Title: Cloud Reliability Engineering Manager (remote)
Work authorization: any (candidate must be authorized to work in US)
Must-have skills: 10+ y of exp managing remote Cloud SRE teams across AWS, Azure, and GCP; 5+ y of exp with infrastructure design and deployment utilizing Cloud PaaS and IaaS cloud offerings; 5+ y of cloud Operations knowledge with automation; 5+ y of cloud Solutions (Azure, AWS, GCP), Azure AD, Azure WVD, ARM templates, Kubernetes, Containers, Terraform, Azure DevOps, Python, React, AWS Certified DevOps or Google Cloud Engineer certification; cruise exp, DevOps practices, CI/CD pipelines, and Agile methodologies, Cloud Native and Serverless technologies, Zero Trust solutions, Azure Administrator / Azure DevOps
Requirements:
• IT experience (10+ years);
• Experience managing Cloud SRE teams across AWS, Azure, and GCP (5+ years);
• Experience with infrastructure design and deployment utilizing Cloud PaaS and IaaS cloud offerings (5+ years);
• Configuration/management experience with Cloud networking technologies (5+ years);
• Experience in cloud operations knowledge with automation (5+ years);
• Experience with cloud solutions (Azure, AWS, GCP), Azure AD, Azure WVD, ARM templates, Kubernetes, Containers, Terraform, Azure DevOps, Python, React (5+ years);
• Experience managing people (5+ years);
• Experience with cloud architecture and operations, and cloud security fundamentals;
• Experience with DevOps practices, CI/CD pipelines, and Agile methodologies;
• Experience with Cloud Native and Serverless technologies;
• Solid network foundation with experience deploying Zero Trust solutions;
• Ability to learn new technologies and development languages at fast pace;
• Certifications: AWS Certified DevOps, Azure Administrator / Azure DevOps, Google Cloud Engineer;
• Bachelor’s degree in computer science / systems engineering.

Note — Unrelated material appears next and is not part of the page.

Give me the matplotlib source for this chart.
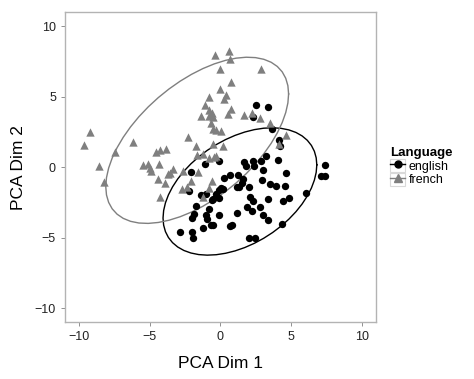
#!/usr/bin/env python3
"""PCA scatter of English vs French speakers with 95% ellipses."""

import numpy as np
import matplotlib

matplotlib.use("Agg")
import matplotlib.pyplot as plt
from matplotlib.lines import Line2D
from matplotlib.patches import Patch

plt.rcParams["font.family"] = ["Liberation Sans", "DejaVu Sans"]

# english group (PCA Dim 1, PCA Dim 2)
ENGLISH_X = [
    2.53, 3.36, 2.29, 3.64, 4.14, 4.23, -0.07, -1.09, 1.66, 1.82,
    2.34, 2.41, 2.88, 3.24, 4.07, 3.00, 4.61, 7.42, 7.09, 7.42,
    -2.08, 0.28, 0.69, 1.23, 1.58, 1.54, 2.93, 1.99, 1.18, 1.35,
    0.05, 0.21, -0.07, -2.20, -1.37, -1.01, -0.31, -0.59, -0.50, -0.12,
    3.52, 3.90, 4.59, 3.36, 2.10, 2.29, 4.42, 4.84, 6.08, -1.72,
    -0.78, 1.87, 2.25, 2.77, 1.16, -0.12, -1.84, -2.04, -1.01, -0.97,
    3.00, 3.40, -0.66, -0.54, 0.83, 0.71, -1.26, -2.86, -2.04, -1.96,
    4.37, 1.99, 2.48,
]
ENGLISH_Y = [
    4.38, 4.26, 3.57, 2.72, 1.96, 1.48, 0.44, 0.23, 0.37, 0.06,
    0.41, 0.06, 0.46, 0.82, 0.48, -0.18, -0.41, 0.18, -0.65, -0.65,
    -0.34, -0.77, -0.53, -0.53, -0.84, -1.13, -0.89, -1.41, -1.44, -1.44,
    -1.48, -1.53, -1.65, -1.72, -1.96, -1.89, -1.89, -2.31, -2.24, -2.19,
    -1.20, -1.32, -1.37, -2.26, -2.15, -2.43, -2.41, -2.22, -1.84, -2.74,
    -2.98, -2.86, -3.10, -2.83, -3.26, -3.38, -3.31, -3.62, -3.43, -3.69,
    -3.43, -3.74, -4.09, -4.09, -4.09, -4.21, -4.33, -4.57, -4.62, -5.04,
    -4.05, -5.04, -5.04,
]

# french group
FRENCH_X = [
    -0.38, 0.64, 0.71, 0.00, 2.88, 0.78, 0.00, -0.78, 0.40, 0.28,
    -1.11, 0.76, -0.78, -1.35, -0.50, -0.78, -0.60, 0.52, 1.70, 2.25,
    2.81, -0.66, -0.54, -0.31, 0.05, 3.48, 4.61, 4.14, -9.24, -9.62,
    -7.47, -6.17, -8.58, -2.32, -1.70, -0.54, 0.21, -4.56, -4.26, -3.83,
    -5.46, -5.10, -4.33, -4.96, -4.92, -1.68, -1.26, -0.83, -0.43, -0.31,
    -4.42, -3.90, -3.74, -3.57, -3.38, -8.23, -4.26, -2.74, -2.36, -2.08,
    -1.61, -2.67, -0.59, -1.26, -0.78,
]
FRENCH_Y = [
    7.93, 8.22, 7.70, 6.94, 6.94, 6.06, 5.52, 5.00, 5.11, 4.80,
    4.38, 4.14, 4.04, 3.62, 3.55, 3.60, 3.85, 3.74, 3.67, 3.81,
    3.47, 3.10, 2.74, 2.62, 2.55, 3.10, 2.31, 1.67, 2.48, 1.55,
    1.05, 1.81, 0.11, 2.12, 1.48, 1.65, 1.53, 1.10, 1.20, 1.30,
    0.18, 0.25, 0.25, -0.06, -0.30, 0.89, 0.96, 0.63, 0.73, 0.77,
    -0.82, -1.15, -0.48, -0.41, -0.13, -1.05, -2.12, -1.53, -1.44, -0.96,
    -0.34, -0.30, -1.01, -2.15, -1.48,
]

X_TICKS = [-10, -5, 0, 5, 10]
Y_TICKS = [-10, -5, 0, 5, 10]


def cov_trob(pts, nu=5, maxit=25, tol=0.01):
    """Multivariate-t robust location/scatter (as MASS::cov.trob)."""
    n, p = pts.shape
    loc = pts.mean(axis=0)
    w = np.ones(n)
    for _ in range(maxit):
        w0 = w
        X = pts - loc
        _, d, vt = np.linalg.svd(np.sqrt(w / w.sum())[:, None] * X, full_matrices=False)
        wX = X @ vt.T / d
        Q = (wX ** 2).sum(axis=1)
        w = (nu + p) / (nu + Q)
        loc = (w[:, None] * pts).sum(axis=0) / w.sum()
        if np.all(np.abs(w - w0) < tol):
            break
    X = pts - loc
    cov = (np.sqrt(w)[:, None] * X).T @ (np.sqrt(w)[:, None] * X) / n
    return loc, cov


def conf_ellipse(x, y, level=0.95, segments=51):
    """Ellipse like ggplot2's stat_ellipse(type='t')."""
    pts = np.column_stack([x, y])
    n = len(pts)
    center, cov = cov_trob(pts)
    # F(2, n-1) quantile in closed form
    dfd = n - 1
    fq = (dfd / 2.0) * ((1.0 - level) ** (-2.0 / dfd) - 1.0)
    radius = np.sqrt(2.0 * fq)
    theta = np.linspace(0, 2 * np.pi, segments)
    circle = np.column_stack([np.cos(theta), np.sin(theta)])
    chol = np.linalg.cholesky(cov).T
    ell = center + radius * circle @ chol
    return ell[:, 0], ell[:, 1]


fig = plt.figure(figsize=(4.74, 3.79), dpi=100)
ax = fig.add_axes([0.137, 0.150, 0.656, 0.818])

ax.scatter(ENGLISH_X, ENGLISH_Y, s=28, marker="o", color="black", linewidths=0, zorder=3)
ax.scatter(FRENCH_X, FRENCH_Y, s=36, marker="^", color="#7f7f7f", linewidths=0, zorder=3)

ex, ey = conf_ellipse(ENGLISH_X, ENGLISH_Y)
fx, fy = conf_ellipse(FRENCH_X, FRENCH_Y)
ax.plot(ex, ey, color="black", linewidth=1.0, zorder=2)
ax.plot(fx, fy, color="#7f7f7f", linewidth=1.0, zorder=2)

ax.set_xlim(-11, 11)
ax.set_ylim(-11, 11)
ax.set_xticks(X_TICKS)
ax.set_yticks(Y_TICKS)
ax.tick_params(colors="#222222", labelsize=9, length=3, width=0.6)
ax.tick_params(axis="both", color="#7f7f7f")
for spine in ax.spines.values():
    spine.set_color("#b3b3b3")
    spine.set_linewidth(1.0)

ax.set_xlabel("PCA Dim 1", fontsize=12.5, labelpad=9)
ax.set_ylabel("PCA Dim 2", fontsize=12.5, labelpad=6)

key_box = dict(facecolor="white", edgecolor="#d9d9d9", linewidth=0.8)
handles = [
    (Patch(**key_box),
     Line2D([], [], color="black", marker="o", markersize=5, linewidth=1.0)),
    (Patch(**key_box),
     Line2D([], [], color="#7f7f7f", marker="^", markersize=5.5, linewidth=1.0)),
]
leg = fig.legend(
    handles=handles,
    labels=["english", "french"],
    title="Language",
    loc="center left",
    bbox_to_anchor=(0.805, 0.56),
    frameon=False,
    fontsize=9,
    title_fontproperties={"weight": "bold", "size": 9.5},
    handlelength=1.2,
    handleheight=1.2,
    handletextpad=0.25,
    labelspacing=0.0,
    borderpad=0.2,
)
leg._legend_box.align = "left"

fig.savefig("out.png", dpi=100)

Responsibilities include but are not limited to the following:
• Develop, implement, and optimize the SRE strategy across various cloud platforms (AWS, Azure, GCP);
• Lead and manage the SRE team, fostering an environment of continuous learning and growth;
• Solve hard-core technology problems – availability, scalability, performance in the cloud, prevents critical business applications outages;
• Drive Incident Management process and oversee post-incident reviews;
• Monitor system performance and implement reliability improvements;
• Define and establish SLOs, SLIs, and error budgets;
• Coordinate with cross-functional teams to ensure system performance aligns with operational goals;
• Facilitate communication around system performance and incidents to stakeholders;
• Manage the implementation of Cloud Management Tools and Cloud Security Tools;
• Governance, operationalization, and cost management of cloud platforms;
• Less than 25% shore-based travel;
• May be requested to work a different shift.